All of these esteemed alumni have one thing in common.  At some point or another, they’ve all done things that they didn’t know how to do beforehand – such as being a City Councillor, starting an urban farm, or becoming an aboriginal diplomat.  And they have all succeeded as a result.

Leadership, it seems, is all about stretching your comfort zone.

As for those brain surgeons and bomb disposal experts, they can stay exactly where they are, starting off as comfortably as humanly possible.

Enjoy your autumn edition of TRENT Magazine.





Podcast:Through a Canadian Lens: The Current and Future Landscape of Television and Film


We're pleased to offer another great panel discussion on our Trent Talks podcast.  Click through to tune in -- or to check out other great lectures and talks.  We also feature one-on-one interviews with inspiring Trent alumni on ourTrent Voices podcast.  There are hours of great listening waiting for you!

Some of Trent University’s brightest alumni came together October 15 to give a critical appraisal of the state of Canadian media.  A full house at Bagnani House were treated to “Through A Canadian Lens, The Current and Future Landscape of Television and Film.” This insightful event drew Peterborough community members, as well as Trent faculty, staff, and students to hear about the changing nature of television broadcasting and film.

The talk featured four notable Trent alumni as part of the Life After Trent program: Stephen Stohn ’66, President of Epitome Pictures, multi-award winning executive producer of Degrassi, and top entertainment lawyer; Bill Corcoran ’70, who has been in the television and motion picture industry for forty years as director, and an assistant director and producer who has directed over 300 hours of television and 30 movies; and Bay Weyman ’76, an award winning Canadian filmmaker with over 25 years’ experience  writing, producing and directing documentary films through his company Close Up Films.  Molly Blyth ’01, who has been a professor at Trent since 1986, moderated the event.

The panelists were each cautiously optimistic about the future of TV/film in Canada.

Mr. Weyman cited fewer funding options and documentary’s “mutant younger brother,” reality TV, for a tougher Canadian documentary landscape.  He tempered this by noting an increase in the number – and success – of documentary film festivals as well as the success of new creative approaches to documentaries.
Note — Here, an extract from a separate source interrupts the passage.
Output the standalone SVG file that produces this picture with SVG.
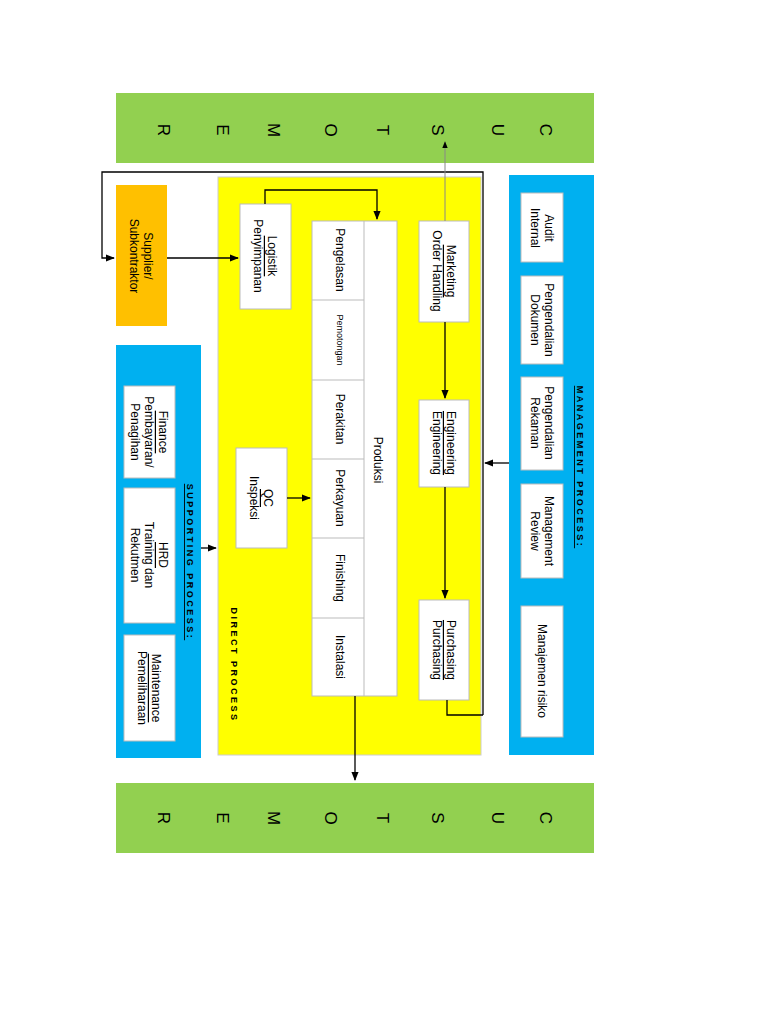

Mr. Corcoran stressed the need for Canadian filmmakers to be strong storytellers.  He also pointed out that, rather than “broadcasting” – getting content out to huge numbers all at once – film and television is now “narrowcasting” – being extremely viewer specific in targeting age, gender, nationality, interest, and more.  Due to streaming and video-sharing sites, getting content out has never been easier.  “The ability to monetize it,” he notes, “is another matter altogether.”

Mr. Stohn addressed the need for a stronger government role when it comes to operating procedures for streaming channels, such as Netflix – that the financial gulf between American content providers and the rest of the world is too great. 

“Politicians have a role to provide structure to an industry that ranks only behind mining and oil and gas in Canada,” explain Mr. Stohn.  For Stohn, this issue has not been adequately addressed by the government or the CRTC. 

At the same time, he says that TV is currently enjoying a creative Renaissance – that the over 450 new series’ being created this year alone speak to the ability for quality content to be shared.

The panelist all agreed, if there is one thing that is certain about Canadian television and film, it is that nothing is certain.